Technically a 'sault' is a skill that is performed in the air. A Forward Roll is performed on the ground, so in this article I am calling this skill a 'Forward Roll', not a 'Somersault'.

This is arguably one of the most enjoyable movements that children do. My 2 y.o. son loves doing forward rolls. However, children today typically don't tend to experiment as much with different movement patterns like we did when we were growing up. 

The trick with forward rolls is to start children doing them early - the earlier the better. If a child hasn't had any experience rotating around their transverse axis, then the first few times can be quiet scary. The start of the roll feels like you are falling over. The longer you leave it, the harder it is to teach. It's much easier to help a small 5 y.o. do their first forward roll, than it is to help a large 12 y.o! Forward rolls should be introduced in the first year of school, or earlier.

I've taught about 80,000 of these in many schools over the last 12 years, this is what I've found works best. Your experiences may differ.
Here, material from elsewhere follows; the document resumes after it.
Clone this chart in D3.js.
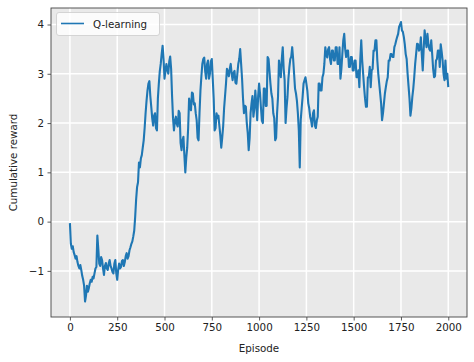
<!DOCTYPE html>
<html>
<head>
<meta charset="utf-8">
<script src="https://cdn.jsdelivr.net/npm/d3@7"></script>
<style>
  body { margin: 0; background: #fff; }
  text { font-family: "DejaVu Sans", sans-serif; }
</style>
</head>
<body>
<svg id="canvas"></svg>
<script>
let width = 474
let height = 362
let margin = {left: 51, top: 8, right: 7, bottom: 45}

// cumulative reward, one value every 5 episodes
let episodeStep = 5
let rewards = [
  -0.03, -0.45, -0.55, -0.50, -0.62, -0.68, -0.75, -0.70, -0.82, -0.90, -0.95, -0.88, -0.98, -1.10, -1.18, -1.30, -1.62, -1.50, -1.30, -1.42,
  -1.35, -1.25, -1.18, -1.22, -1.12, -1.15, -1.05, -0.95, -0.92, -0.28, -0.55, -0.85, -0.90, -0.72, -0.78, -0.95, -1.08, -0.90, -0.84, -0.95,
  -0.98, -0.85, -0.78, -0.90, -0.95, -1.02, -1.05, -0.85, -0.78, -1.05, -1.18, -0.98, -0.85, -0.95, -0.92, -0.80, -0.78, -0.90, -0.82, -0.70,
  -0.64, -0.75, -0.70, -0.58, -0.52, -0.45, -0.40, -0.30, -0.18, 0.10, 0.45, 0.70, 0.80, 1.20, 1.10, 1.28, 1.35, 1.50, 1.65, 1.90,
  2.20, 2.45, 2.66, 2.80, 2.85, 2.55, 2.33, 2.10, 1.95, 2.15, 2.20, 1.90, 1.85, 2.50, 2.80, 3.05, 3.20, 3.40, 3.57, 3.30,
  2.90, 3.05, 3.20, 3.08, 3.00, 3.25, 3.35, 3.10, 2.55, 2.10, 1.85, 2.05, 2.13, 1.98, 1.93, 2.25, 2.20, 1.60, 1.45, 1.65,
  1.72, 1.35, 1.00, 1.30, 1.50, 1.90, 2.50, 2.35, 2.26, 2.62, 2.60, 2.38, 2.40, 2.20, 2.06, 1.70, 1.65, 2.20, 2.66, 2.95,
  3.20, 3.30, 3.33, 3.05, 2.90, 3.20, 3.27, 2.90, 3.00, 3.25, 3.30, 2.90, 2.50, 1.85, 1.90, 2.20, 2.10, 2.15, 1.95, 1.75,
  1.50, 1.70, 1.93, 2.30, 2.55, 2.80, 3.10, 3.05, 2.95, 3.10, 3.20, 3.00, 2.87, 3.02, 3.06, 2.82, 2.80, 3.00, 3.20, 3.30,
  3.50, 3.20, 2.90, 2.50, 2.20, 2.35, 2.33, 2.00, 1.80, 1.45, 1.70, 2.20, 2.40, 2.55, 2.13, 2.30, 2.66, 2.40, 2.06, 2.55,
  2.80, 2.60, 2.30, 2.05, 2.00, 2.70, 2.70, 2.35, 2.35, 3.34, 3.30, 3.05, 2.80, 2.60, 2.50, 2.20, 2.10, 1.65, 1.70, 2.20,
  2.53, 3.27, 3.10, 2.93, 3.30, 3.54, 3.10, 2.87, 2.00, 2.30, 2.53, 2.90, 3.13, 3.30, 3.35, 3.54, 3.30, 3.00, 2.70, 2.60,
  2.45, 2.20, 1.85, 1.10, 2.06, 2.30, 2.53, 2.80, 2.87, 2.93, 2.80, 2.66, 2.40, 2.30, 2.13, 2.05, 1.93, 2.20, 2.26, 1.95,
  1.90, 2.05, 2.13, 2.80, 2.80, 2.66, 2.66, 2.93, 3.00, 3.20, 3.54, 3.40, 3.33, 3.50, 3.54, 3.30, 3.20, 3.47, 3.47, 3.27,
  3.27, 3.54, 3.54, 3.20, 3.20, 3.54, 2.90, 3.10, 3.40, 3.68, 3.81, 3.50, 3.34, 3.47, 3.47, 3.14, 3.14, 3.34, 3.34, 3.07,
  3.07, 3.27, 3.27, 2.93, 2.93, 3.07, 2.73, 3.30, 3.68, 3.27, 3.00, 2.73, 2.50, 2.33, 2.33, 2.93, 2.93, 3.14, 2.73, 3.07,
  3.10, 3.47, 3.47, 3.68, 3.68, 3.27, 3.00, 2.80, 2.60, 2.40, 2.06, 2.20, 2.40, 2.60, 2.73, 2.85, 2.93, 3.27, 3.27, 3.40,
  3.40, 3.34, 3.34, 3.54, 3.60, 3.68, 3.75, 3.81, 3.95, 4.00, 4.05, 3.88, 3.85, 3.75, 3.60, 3.40, 3.30, 3.00, 2.75, 2.50,
  2.15, 2.30, 2.53, 2.70, 2.93, 3.20, 3.40, 3.61, 3.60, 3.47, 3.50, 3.74, 3.40, 3.07, 3.50, 3.88, 3.70, 3.54, 3.81, 3.60,
  3.50, 3.47, 3.68, 3.40, 3.10, 2.93, 2.95, 3.27, 3.30, 3.47, 3.47, 3.14, 3.60, 3.45, 3.27, 3.00, 2.87, 3.27, 2.90, 3.00,
  2.73
]
let xTicks = [0, 250, 500, 750, 1000, 1250, 1500, 1750, 2000]
let yTicks = [-1, 0, 1, 2, 3, 4]
let seriesName = 'Q-learning'

let data = rewards.map((r, i) => ({episode: i * episodeStep, reward: r}))

let canvas = d3.select('#canvas')
canvas.attr('width', width)
      .attr('height', height)

let plotW = width - margin.left - margin.right
let plotH = height - margin.top - margin.bottom

let xScale = d3.scaleLinear()
               .domain([-100, 2099])
               .range([margin.left, margin.left + plotW])

let yScale = d3.scaleLinear()
               .domain([-1.935, 4.335])
               .range([margin.top + plotH, margin.top])

/*background*/
canvas.append('rect')
      .attr('x', margin.left)
      .attr('y', margin.top)
      .attr('width', plotW)
      .attr('height', plotH)
      .attr('fill', '#e9e9e9')

/*grid*/
canvas.selectAll('.gx')
      .data(xTicks)
      .enter()
      .append('line')
      .attr('x1', (d) => xScale(d))
      .attr('x2', (d) => xScale(d))
      .attr('y1', margin.top)
      .attr('y2', margin.top + plotH)
      .attr('stroke', '#fff')
      .attr('stroke-width', 1.5)

canvas.selectAll('.gy')
      .data(yTicks)
      .enter()
      .append('line')
      .attr('x1', margin.left)
      .attr('x2', margin.left + plotW)
      .attr('y1', (d) => yScale(d))
      .attr('y2', (d) => yScale(d))
      .attr('stroke', '#fff')
      .attr('stroke-width', 1.5)

/*line*/
let line = d3.line()
             .x((d) => xScale(d.episode))
             .y((d) => yScale(d.reward))

canvas.append('path')
      .datum(data)
      .attr('d', line)
      .attr('fill', 'none')
      .attr('stroke', '#1f77b4')
      .attr('stroke-width', 2.1)
      .attr('stroke-linejoin', 'round')

/*axes*/
let fmt = (d) => String(d).replace('-', '\u2212')

let xAxis = canvas.append('g')
      .attr('transform', `translate(0,${margin.top + plotH})`)
      .call(d3.axisBottom(xScale).tickValues(xTicks).tickSize(3.5).tickPadding(3.5).tickFormat(fmt))
let yAxis = canvas.append('g')
      .attr('transform', `translate(${margin.left},0)`)
      .call(d3.axisLeft(yScale).tickValues(yTicks).tickSize(3.5).tickPadding(3.5).tickFormat(fmt))

;[xAxis, yAxis].forEach((g) => {
  g.select('.domain').remove()
  g.selectAll('.tick line').attr('stroke', '#333').attr('stroke-width', 0.8)
  g.selectAll('.tick text').attr('fill', '#222').style('font-size', '10.3px')
})

/*frame*/
canvas.append('rect')
      .attr('x', margin.left)
      .attr('y', margin.top)
      .attr('width', plotW)
      .attr('height', plotH)
      .attr('fill', 'none')
      .attr('stroke', '#444')
      .attr('stroke-width', 0.9)

/*labels*/
canvas.append('text')
      .attr('x', margin.left + plotW / 2)
      .attr('y', 352)
      .attr('text-anchor', 'middle')
      .attr('fill', '#222')
      .style('font-size', '10.3px')
      .text('Episode')

canvas.append('text')
      .attr('transform', `translate(17,${margin.top + plotH / 2}) rotate(-90)`)
      .attr('text-anchor', 'middle')
      .attr('fill', '#222')
      .style('font-size', '10.3px')
      .text('Cumulative reward')

/*legend*/
canvas.append('rect')
      .attr('x', 56.5)
      .attr('y', 12.5)
      .attr('width', 103)
      .attr('height', 23)
      .attr('rx', 2.5)
      .attr('fill', 'rgba(255,255,255,0.8)')
      .attr('stroke', '#ccc')
      .attr('stroke-width', 0.8)
canvas.append('line')
      .attr('x1', 61)
      .attr('x2', 84)
      .attr('y1', 23.5)
      .attr('y2', 23.5)
      .attr('stroke', '#1f77b4')
      .attr('stroke-width', 1.6)
canvas.append('text')
      .attr('x', 93)
      .attr('y', 27.5)
      .attr('fill', '#222')
      .style('font-size', '10.3px')
      .text(seriesName)
</script>
</body>
</html>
NOTE:- This is about teaching beginner forward rolls, not technically accurate forward rolls for gymnastics competitions. Technique for a perfect competition forward roll is beyond the scope of this article.


Equipment Needed

wedge, mat, block

The only equipment you really need to teach a forward roll is a soft surface. Forward rolls can be taught on soft grass, sand, practically anything with a bit of give in it. However, a scatter mat, a 30cm high soft box, and a 30cm high wedge are really useful.

A wedge is helpful as the slope assists the children to rotate, and gives them additional speed to help them stand up; however the angle also increases the falling sensation, so it can increase the fear factor for first timers.
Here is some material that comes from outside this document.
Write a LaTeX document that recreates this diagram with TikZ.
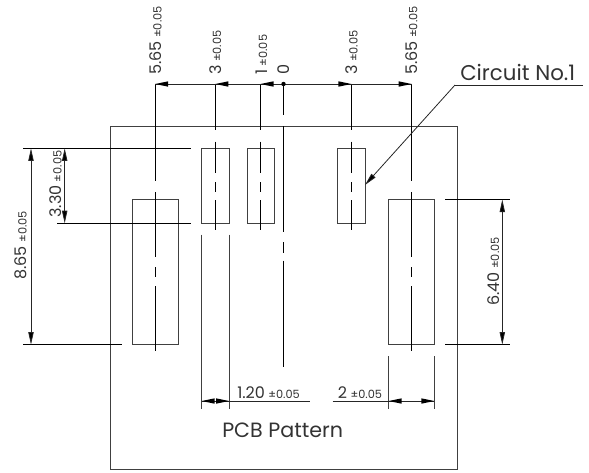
\documentclass[tikz,border=0pt]{standalone}
\usepackage{fontspec}
\setmainfont{Poppins}
\usetikzlibrary{arrows.meta}
\tikzset{
  x=0.75pt,y=-0.75pt,
  outline/.style={line width=0.75pt,draw=black!75},
  thin line/.style={line width=0.6pt,draw=black},
  dimline/.style={line width=0.6pt,draw=black!85},
  tip/.style={-{Triangle[length=9.5pt,width=4pt,fill=black]}},
  both tips/.style={{Triangle[length=9.5pt,width=4pt,fill=black]}-{Triangle[length=9.5pt,width=4pt,fill=black]}},
  dimtext/.style={inner sep=0pt,font=\fontsize{12pt}{14pt}\selectfont,text=black!80},
  vdim/.style={dimtext,rotate=90,anchor=base west},
  hdim/.style={dimtext,anchor=base west},
  big text/.style={inner sep=0pt,anchor=base west,text=black!80}
}
\newcommand{\tol}{{\fontsize{8.5pt}{10pt}\selectfont\hspace{2.5pt}±0.05}}
\begin{document}
\begin{tikzpicture}
\useasboundingbox (0,0) rectangle (589,472);
% board
\draw[outline] (110,126) rectangle (457,469.5);
% pads
\draw[outline] (132.7,199.5) rectangle (178.3,344.7);
\draw[outline] (201.7,148.3) rectangle (229,223.3);
\draw[outline] (247,148.3) rectangle (274.7,223.3);
\draw[outline] (337.7,148.3) rectangle (365.3,223.3);
\draw[outline] (388.7,199.5) rectangle (434.3,344.7);
% centre lines
\foreach \cx in {155.2,411.6}{
  \draw[thin line] (\cx,84) -- (\cx,181) (\cx,192) -- (\cx,257) (\cx,267) -- (\cx,277) (\cx,286) -- (\cx,351);
}
\foreach \cx in {215.3,260.5,351.4}{
  \draw[thin line] (\cx,84) -- (\cx,130) (\cx,141.5) -- (\cx,173) (\cx,182) -- (\cx,192) (\cx,200) -- (\cx,230);
}
\draw[thin line] (283.5,84) -- (283.5,115) (283.5,126) -- (283.5,232) (283.5,242) -- (283.5,253) (283.5,260.5) -- (283.5,367);
% top dimension line
\draw[dimline] (155.2,84) -- (411.6,84);
\foreach \tx in {155.2,215.3,260.5}{
  \fill (\tx,84) -- ++(13,-2.7) -- ++(0,5.4) -- cycle;
}
\foreach \tx in {351.4,411.6}{
  \fill (\tx,84) -- ++(-13,-2.7) -- ++(0,5.4) -- cycle;
}
\fill (283.5,84) circle (2.2);
% left dimensions
\draw[thin line] (23,148.3) -- (191,148.3);
\draw[thin line] (57,223.3) -- (191,223.3);
\draw[thin line] (23,344.7) -- (122,344.7);
\draw[dimline,both tips] (31,148.3) -- (31,344.7);
\draw[dimline,both tips] (64.7,148.3) -- (64.7,223.3);
% right dimension
\draw[thin line] (445.3,199.5) -- (510,199.5);
\draw[thin line] (445.3,344.7) -- (510,344.7);
\draw[dimline,both tips] (502.3,199.5) -- (502.3,344.7);
% bottom dimensions
\foreach \bx in {201.7,229}{
  \draw[outline] (\bx,234.5) -- (\bx,409);
}
\foreach \bx in {388.7,434.3}{
  \draw[outline] (\bx,356) -- (\bx,409);
}
\draw[dimline] (201.7,401) -- (310,401);
\draw[dimline] (332.7,401) -- (434.3,401);
\fill (201.7,401) -- ++(13,-2.7) -- ++(0,5.4) -- cycle;
\fill (229,401) -- ++(-13,-2.7) -- ++(0,5.4) -- cycle;
\fill (388.7,401) -- ++(13,-2.7) -- ++(0,5.4) -- cycle;
\fill (434.3,401) -- ++(-13,-2.7) -- ++(0,5.4) -- cycle;
% leader
\coordinate (leaderEnd) at (583,85);
\coordinate (leaderKnee) at (455,85);
\coordinate (leaderTip) at (365,185);
\draw[dimline] (leaderEnd) -- (leaderKnee);
\draw[dimline,tip] (leaderKnee) -- (leaderTip);
% texts
\node[vdim] (d565l) at (161.5,75) {5.65\tol};
\node[vdim] (d3l) at (221,75) {3\tol};
\node[vdim] (d1) at (267,75) {1\tol};
\node[vdim] (d0) at (289,75) {0};
\node[vdim] (d3r) at (357.5,75) {3\tol};
\node[vdim] (d565r) at (417.3,75) {5.65\tol};
\node[vdim] (d330) at (61.7,218) {3.30\tol};
\node[vdim] (d865) at (26.7,280) {8.65\tol};
\node[vdim] (d640) at (499,306) {6.40\tol};
\node[hdim] (d120) at (237,398) {1.20\tol};
\node[hdim] (d2) at (337.7,398) {2\tol};
\node[big text,font=\fontsize{16pt}{18pt}\selectfont] (circ) at (460,80.5) {Circuit No.1};
\node[big text,font=\fontsize{15.5pt}{18pt}\selectfont] (pcb) at (222,437) {PCB Pattern};
\end{tikzpicture}
\end{document}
I prefer to use a soft 30cm high box. The flat surface will not make the child feel like they are falling, and the end of the box normally matches where their knees finish, thus also helping them to stand up.


Safety (the most common error!)

A forward roll starts by tucking your head in and falling on your shoulders, or the back of your neck. The top of your head never touches the ground. As I say to the kids - "Don't squash your brains!".

CORRECT - Tuck your head in!
correct starting position
INCORRECT - Don't squash your brains!
incorrect starting position


Lets do it...

"Stand on the shape with your feet in the corners" - Legs are straddled to make a "star" shape. This lowers your center of mass and makes it both easier to put your hands on the ground, and reduces the height that you will fall from. Less height = less fear. I have also seen this taught by starting in a tucked position, then extending the legs and tucking in the head, however for a beginner this is harder as there is more to think about, and beginners frequently knee themselves in the head trying to do it this way. Starting with your legs apart is easier and safer.

"Put your hands on the ground in between your feet" - The closer your hands are to your feet the easier it is to fall over onto your back. If your hands are too far away then you will need to jump to do it. Jumping = More force, which means more pain if you do it wrong. Children that are scared won't want to put their hands between their feet as the falling sensation gets greater, but they need to do it if they don't want to hurt themselves!

"Tuck your head in and look through your legs behind you" - Place a target on the wall, or put something behind them that they have to spot before they roll over. "Tuck your head in so you can see the roof" also works.

"Keep your head tucked in and fall over" - The wedge or box if you are using it will assist them to roll up onto their feet.